To be done
Output the lines exactly, from the one where "Write a web" appears through the one where "const svg = d3.select('#chart')" appears. Images are left out.

— begin Listing —

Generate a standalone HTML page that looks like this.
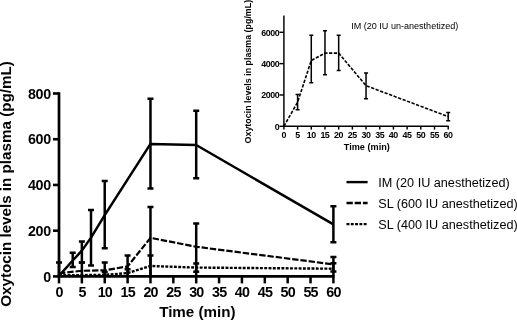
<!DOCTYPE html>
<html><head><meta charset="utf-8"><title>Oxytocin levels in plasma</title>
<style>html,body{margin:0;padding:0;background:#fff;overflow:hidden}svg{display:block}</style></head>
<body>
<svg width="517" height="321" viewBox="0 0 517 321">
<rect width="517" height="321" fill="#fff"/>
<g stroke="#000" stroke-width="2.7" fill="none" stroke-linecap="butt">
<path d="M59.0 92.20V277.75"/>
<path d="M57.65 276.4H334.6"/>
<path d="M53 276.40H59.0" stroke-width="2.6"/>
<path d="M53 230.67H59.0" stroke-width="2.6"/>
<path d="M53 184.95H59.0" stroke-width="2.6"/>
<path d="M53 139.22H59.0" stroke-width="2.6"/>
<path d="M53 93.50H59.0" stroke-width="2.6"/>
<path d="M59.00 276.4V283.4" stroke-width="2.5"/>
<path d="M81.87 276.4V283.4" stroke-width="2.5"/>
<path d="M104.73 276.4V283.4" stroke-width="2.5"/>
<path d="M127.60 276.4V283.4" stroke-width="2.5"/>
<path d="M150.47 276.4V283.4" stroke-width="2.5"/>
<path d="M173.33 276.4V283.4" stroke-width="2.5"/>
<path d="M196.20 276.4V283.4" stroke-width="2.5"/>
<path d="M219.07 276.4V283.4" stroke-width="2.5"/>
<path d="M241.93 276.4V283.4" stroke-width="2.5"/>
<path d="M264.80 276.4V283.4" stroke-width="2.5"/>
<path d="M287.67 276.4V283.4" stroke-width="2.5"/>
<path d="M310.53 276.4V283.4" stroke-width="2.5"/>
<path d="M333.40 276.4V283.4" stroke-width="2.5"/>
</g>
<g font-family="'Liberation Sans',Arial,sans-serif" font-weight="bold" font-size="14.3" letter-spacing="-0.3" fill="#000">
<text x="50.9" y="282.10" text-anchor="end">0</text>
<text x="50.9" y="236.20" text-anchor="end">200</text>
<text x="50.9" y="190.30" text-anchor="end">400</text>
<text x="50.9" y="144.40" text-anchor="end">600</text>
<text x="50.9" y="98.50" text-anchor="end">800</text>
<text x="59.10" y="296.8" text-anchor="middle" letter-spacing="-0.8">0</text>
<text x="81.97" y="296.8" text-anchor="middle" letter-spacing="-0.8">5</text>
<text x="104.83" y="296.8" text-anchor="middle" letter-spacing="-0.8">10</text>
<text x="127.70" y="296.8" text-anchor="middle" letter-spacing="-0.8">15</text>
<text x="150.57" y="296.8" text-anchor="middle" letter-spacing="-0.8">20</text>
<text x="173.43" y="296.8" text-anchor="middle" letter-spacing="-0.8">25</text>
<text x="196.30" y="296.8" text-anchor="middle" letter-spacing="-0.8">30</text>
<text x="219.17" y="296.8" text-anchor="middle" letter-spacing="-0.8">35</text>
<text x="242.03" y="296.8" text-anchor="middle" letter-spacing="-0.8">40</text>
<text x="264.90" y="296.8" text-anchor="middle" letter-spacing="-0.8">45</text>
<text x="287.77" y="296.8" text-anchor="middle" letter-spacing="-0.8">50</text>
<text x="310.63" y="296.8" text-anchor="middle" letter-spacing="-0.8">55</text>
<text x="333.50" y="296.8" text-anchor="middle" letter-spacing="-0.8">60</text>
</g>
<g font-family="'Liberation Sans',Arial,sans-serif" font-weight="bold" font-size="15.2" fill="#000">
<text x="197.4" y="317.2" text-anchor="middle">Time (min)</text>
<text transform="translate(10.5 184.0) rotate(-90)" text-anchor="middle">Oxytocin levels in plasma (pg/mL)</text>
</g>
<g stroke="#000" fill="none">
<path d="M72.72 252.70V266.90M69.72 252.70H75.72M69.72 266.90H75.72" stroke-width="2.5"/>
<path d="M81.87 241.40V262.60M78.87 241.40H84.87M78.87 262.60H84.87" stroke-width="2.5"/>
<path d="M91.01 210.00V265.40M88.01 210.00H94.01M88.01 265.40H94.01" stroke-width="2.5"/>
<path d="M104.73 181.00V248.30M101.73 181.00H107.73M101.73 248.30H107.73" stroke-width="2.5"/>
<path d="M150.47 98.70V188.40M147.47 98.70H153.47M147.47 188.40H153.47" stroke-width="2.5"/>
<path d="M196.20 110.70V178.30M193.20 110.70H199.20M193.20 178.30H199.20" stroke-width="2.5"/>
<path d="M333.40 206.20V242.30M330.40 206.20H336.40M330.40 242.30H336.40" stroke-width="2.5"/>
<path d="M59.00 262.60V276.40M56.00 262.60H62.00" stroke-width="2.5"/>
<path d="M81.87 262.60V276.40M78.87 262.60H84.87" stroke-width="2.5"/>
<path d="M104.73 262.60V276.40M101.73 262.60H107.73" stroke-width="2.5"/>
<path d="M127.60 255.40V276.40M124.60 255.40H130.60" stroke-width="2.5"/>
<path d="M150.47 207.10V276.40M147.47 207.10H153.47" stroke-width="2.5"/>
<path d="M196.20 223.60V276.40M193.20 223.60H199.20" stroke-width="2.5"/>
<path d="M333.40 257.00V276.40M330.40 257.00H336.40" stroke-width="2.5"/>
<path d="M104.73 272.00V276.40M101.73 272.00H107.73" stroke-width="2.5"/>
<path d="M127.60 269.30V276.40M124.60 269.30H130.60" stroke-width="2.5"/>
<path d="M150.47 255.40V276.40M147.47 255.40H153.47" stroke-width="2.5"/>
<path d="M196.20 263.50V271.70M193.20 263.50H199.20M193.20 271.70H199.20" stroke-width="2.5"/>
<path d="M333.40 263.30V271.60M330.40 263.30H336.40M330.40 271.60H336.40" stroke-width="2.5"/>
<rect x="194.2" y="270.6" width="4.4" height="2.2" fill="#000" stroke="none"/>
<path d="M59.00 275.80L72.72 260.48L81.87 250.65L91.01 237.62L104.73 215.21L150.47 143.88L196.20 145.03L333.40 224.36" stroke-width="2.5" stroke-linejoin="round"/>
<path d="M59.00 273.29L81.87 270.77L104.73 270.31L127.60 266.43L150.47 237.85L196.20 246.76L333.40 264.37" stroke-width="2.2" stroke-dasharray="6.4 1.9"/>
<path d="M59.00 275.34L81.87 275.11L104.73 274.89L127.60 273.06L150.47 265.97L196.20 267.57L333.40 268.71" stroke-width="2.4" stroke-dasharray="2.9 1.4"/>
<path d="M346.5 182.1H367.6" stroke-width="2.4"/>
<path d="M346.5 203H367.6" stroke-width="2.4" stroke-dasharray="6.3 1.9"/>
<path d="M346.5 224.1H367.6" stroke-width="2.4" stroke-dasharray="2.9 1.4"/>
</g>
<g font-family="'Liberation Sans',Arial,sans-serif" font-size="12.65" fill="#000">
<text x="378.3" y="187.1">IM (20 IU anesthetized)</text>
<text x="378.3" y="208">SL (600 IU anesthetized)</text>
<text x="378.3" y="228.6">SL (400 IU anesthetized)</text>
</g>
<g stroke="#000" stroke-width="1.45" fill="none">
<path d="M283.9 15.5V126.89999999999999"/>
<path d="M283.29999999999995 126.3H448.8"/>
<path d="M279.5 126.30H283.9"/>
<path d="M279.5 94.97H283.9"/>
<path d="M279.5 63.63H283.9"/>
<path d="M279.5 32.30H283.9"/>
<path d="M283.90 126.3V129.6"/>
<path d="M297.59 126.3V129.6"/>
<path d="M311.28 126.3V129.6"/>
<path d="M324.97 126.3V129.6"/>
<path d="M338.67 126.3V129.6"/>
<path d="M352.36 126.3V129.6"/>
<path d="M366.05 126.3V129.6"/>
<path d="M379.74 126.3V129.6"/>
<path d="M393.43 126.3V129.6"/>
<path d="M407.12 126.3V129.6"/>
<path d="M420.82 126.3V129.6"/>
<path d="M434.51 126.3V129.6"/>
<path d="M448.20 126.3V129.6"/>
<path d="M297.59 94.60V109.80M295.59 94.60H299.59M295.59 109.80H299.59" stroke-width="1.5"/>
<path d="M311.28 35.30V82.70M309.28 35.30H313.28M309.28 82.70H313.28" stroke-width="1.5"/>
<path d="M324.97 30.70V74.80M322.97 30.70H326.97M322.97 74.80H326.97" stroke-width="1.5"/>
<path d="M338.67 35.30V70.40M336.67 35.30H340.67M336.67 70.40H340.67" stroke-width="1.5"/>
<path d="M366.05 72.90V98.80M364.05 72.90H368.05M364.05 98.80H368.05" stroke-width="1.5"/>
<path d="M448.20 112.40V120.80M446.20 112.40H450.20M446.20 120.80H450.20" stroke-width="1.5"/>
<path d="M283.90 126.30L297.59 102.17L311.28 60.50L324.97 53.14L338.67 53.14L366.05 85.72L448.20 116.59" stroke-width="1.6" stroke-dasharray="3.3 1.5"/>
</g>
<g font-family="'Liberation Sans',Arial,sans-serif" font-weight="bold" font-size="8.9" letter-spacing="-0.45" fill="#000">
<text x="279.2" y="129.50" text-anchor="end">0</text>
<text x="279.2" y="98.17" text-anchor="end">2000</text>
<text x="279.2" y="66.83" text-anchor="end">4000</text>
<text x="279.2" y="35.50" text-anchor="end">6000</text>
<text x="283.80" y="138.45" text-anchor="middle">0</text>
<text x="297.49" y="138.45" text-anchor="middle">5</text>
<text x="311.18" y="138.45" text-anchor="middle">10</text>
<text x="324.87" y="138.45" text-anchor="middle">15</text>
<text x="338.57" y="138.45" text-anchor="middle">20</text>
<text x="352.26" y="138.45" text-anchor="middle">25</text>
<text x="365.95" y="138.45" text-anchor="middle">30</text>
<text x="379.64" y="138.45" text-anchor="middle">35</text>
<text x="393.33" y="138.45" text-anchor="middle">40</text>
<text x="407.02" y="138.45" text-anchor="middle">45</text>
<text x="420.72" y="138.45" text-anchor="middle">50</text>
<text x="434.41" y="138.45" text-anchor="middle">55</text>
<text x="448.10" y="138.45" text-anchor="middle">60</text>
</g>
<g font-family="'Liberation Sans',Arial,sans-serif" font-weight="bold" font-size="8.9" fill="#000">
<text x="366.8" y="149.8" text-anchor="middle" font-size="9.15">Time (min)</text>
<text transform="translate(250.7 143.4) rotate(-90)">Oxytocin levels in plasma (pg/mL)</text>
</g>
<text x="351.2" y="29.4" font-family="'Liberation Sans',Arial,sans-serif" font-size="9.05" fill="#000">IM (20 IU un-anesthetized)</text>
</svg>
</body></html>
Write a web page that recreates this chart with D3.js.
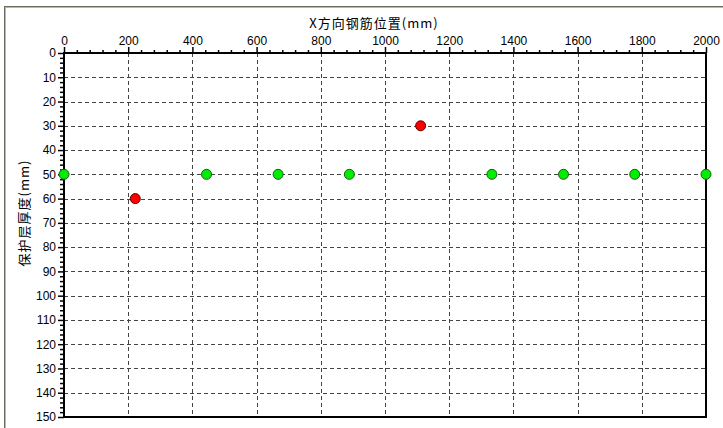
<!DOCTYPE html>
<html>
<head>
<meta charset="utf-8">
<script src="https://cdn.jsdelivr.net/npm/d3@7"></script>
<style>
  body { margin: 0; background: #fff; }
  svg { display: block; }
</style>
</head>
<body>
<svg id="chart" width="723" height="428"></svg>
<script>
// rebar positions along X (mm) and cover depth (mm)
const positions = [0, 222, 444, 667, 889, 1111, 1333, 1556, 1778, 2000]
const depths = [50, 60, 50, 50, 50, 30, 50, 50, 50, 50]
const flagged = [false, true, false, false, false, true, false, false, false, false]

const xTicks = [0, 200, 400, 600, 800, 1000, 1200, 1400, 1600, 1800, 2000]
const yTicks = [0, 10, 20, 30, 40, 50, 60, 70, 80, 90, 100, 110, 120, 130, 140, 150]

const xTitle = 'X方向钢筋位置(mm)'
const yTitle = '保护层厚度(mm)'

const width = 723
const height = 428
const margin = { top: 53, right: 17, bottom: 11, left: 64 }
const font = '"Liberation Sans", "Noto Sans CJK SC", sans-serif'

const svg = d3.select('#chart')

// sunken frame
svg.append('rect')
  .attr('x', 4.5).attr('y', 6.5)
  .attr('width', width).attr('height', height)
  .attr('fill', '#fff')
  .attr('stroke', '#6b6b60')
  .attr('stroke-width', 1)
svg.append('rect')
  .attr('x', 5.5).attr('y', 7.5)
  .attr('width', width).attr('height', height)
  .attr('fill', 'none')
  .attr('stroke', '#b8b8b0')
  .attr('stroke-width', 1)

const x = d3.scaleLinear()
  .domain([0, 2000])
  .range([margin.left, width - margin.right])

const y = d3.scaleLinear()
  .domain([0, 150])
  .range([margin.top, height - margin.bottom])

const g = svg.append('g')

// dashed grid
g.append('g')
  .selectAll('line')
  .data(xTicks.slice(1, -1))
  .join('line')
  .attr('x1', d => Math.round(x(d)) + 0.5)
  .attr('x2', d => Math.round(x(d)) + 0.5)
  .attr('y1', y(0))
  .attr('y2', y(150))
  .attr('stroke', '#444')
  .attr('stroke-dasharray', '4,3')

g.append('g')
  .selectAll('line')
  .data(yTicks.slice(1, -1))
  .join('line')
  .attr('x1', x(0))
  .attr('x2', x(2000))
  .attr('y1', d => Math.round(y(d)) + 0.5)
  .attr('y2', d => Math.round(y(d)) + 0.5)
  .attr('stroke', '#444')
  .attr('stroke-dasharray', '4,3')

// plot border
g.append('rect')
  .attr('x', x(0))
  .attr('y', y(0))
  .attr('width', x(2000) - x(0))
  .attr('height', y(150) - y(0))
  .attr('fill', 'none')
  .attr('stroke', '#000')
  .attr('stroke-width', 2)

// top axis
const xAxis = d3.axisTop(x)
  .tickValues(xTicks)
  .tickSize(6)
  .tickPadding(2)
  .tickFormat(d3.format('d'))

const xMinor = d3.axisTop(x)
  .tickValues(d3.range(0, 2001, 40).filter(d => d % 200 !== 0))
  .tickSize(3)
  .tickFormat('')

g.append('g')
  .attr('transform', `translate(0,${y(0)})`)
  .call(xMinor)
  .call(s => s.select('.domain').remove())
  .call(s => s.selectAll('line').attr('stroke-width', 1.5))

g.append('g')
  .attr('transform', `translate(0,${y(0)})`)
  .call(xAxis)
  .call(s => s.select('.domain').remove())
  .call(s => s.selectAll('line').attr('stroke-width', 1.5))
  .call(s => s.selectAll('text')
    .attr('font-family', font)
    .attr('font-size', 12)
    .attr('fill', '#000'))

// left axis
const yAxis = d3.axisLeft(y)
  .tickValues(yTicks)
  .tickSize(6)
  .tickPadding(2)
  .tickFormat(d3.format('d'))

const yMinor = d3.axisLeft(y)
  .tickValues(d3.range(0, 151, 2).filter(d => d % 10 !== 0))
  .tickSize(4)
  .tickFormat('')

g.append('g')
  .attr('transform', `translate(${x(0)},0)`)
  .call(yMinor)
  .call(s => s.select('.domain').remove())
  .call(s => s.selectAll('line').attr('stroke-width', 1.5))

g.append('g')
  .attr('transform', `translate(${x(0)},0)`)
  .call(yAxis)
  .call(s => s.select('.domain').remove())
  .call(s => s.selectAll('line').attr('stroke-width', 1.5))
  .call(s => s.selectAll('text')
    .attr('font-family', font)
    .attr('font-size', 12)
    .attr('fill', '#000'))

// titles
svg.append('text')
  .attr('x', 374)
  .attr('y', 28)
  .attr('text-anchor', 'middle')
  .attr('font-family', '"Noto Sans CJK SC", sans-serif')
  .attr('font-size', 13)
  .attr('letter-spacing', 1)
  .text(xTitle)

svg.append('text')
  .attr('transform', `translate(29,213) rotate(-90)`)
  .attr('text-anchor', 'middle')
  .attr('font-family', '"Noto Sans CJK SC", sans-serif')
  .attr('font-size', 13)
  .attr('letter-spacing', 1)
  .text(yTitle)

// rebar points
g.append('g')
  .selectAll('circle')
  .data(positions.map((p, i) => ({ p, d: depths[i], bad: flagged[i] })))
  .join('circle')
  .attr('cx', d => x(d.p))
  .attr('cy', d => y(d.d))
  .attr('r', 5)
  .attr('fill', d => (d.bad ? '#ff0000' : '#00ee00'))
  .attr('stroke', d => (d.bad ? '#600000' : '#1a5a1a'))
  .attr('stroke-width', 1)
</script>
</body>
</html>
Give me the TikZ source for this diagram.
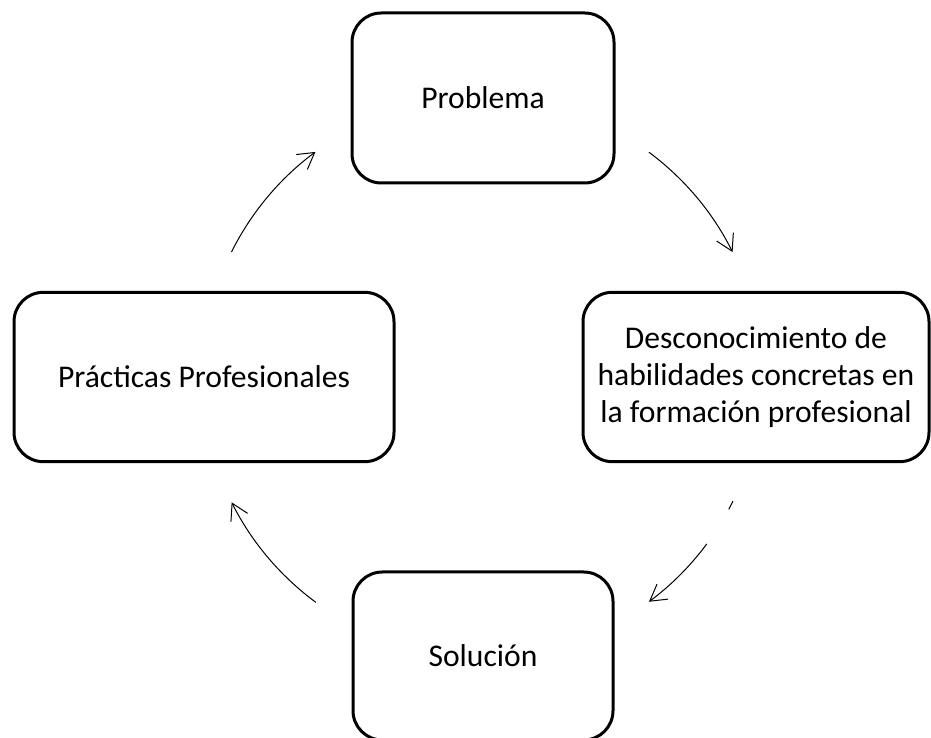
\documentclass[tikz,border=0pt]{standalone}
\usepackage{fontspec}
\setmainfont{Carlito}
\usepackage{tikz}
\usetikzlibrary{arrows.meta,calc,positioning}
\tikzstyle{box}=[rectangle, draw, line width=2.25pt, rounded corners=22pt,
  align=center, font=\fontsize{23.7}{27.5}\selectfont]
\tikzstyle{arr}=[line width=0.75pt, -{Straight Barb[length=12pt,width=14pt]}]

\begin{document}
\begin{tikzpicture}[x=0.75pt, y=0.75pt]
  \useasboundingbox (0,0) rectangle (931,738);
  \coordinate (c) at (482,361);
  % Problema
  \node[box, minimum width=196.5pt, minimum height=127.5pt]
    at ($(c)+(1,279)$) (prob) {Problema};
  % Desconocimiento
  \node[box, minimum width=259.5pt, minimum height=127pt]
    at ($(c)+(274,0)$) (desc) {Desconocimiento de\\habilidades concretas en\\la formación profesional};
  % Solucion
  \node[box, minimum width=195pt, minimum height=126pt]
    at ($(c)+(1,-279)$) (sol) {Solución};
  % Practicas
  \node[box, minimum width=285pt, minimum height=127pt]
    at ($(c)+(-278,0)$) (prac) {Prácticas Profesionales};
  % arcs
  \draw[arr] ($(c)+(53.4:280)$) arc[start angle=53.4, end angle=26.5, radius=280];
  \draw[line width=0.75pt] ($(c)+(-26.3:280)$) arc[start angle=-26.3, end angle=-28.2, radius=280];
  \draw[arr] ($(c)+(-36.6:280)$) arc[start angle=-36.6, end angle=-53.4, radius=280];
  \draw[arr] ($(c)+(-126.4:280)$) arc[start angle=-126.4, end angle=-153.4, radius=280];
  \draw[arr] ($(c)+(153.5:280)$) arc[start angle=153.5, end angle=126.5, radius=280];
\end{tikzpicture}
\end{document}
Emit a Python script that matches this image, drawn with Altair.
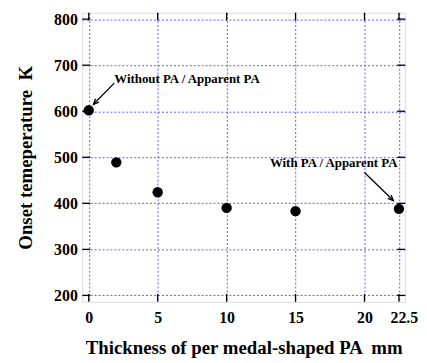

— end Listing —

Written response
Write a web page that recreates this chart with D3.js.
<!DOCTYPE html>
<html>
<head>
<meta charset="utf-8">
<script src="https://cdn.jsdelivr.net/npm/d3@7"></script>
<style>
  body { margin: 0; background: #fff; }
  svg { display: block; }
</style>
</head>
<body>
<svg id="chart" width="723" height="428"></svg>
<script>
// rebar positions along X (mm) and cover depth (mm)
const positions = [0, 222, 444, 667, 889, 1111, 1333, 1556, 1778, 2000]
const depths = [50, 60, 50, 50, 50, 30, 50, 50, 50, 50]
const flagged = [false, true, false, false, false, true, false, false, false, false]

const xTicks = [0, 200, 400, 600, 800, 1000, 1200, 1400, 1600, 1800, 2000]
const yTicks = [0, 10, 20, 30, 40, 50, 60, 70, 80, 90, 100, 110, 120, 130, 140, 150]

const xTitle = 'X方向钢筋位置(mm)'
const yTitle = '保护层厚度(mm)'

const width = 723
const height = 428
const margin = { top: 53, right: 17, bottom: 11, left: 64 }
const font = '"Liberation Sans", "Noto Sans CJK SC", sans-serif'

const svg = d3.select('#chart')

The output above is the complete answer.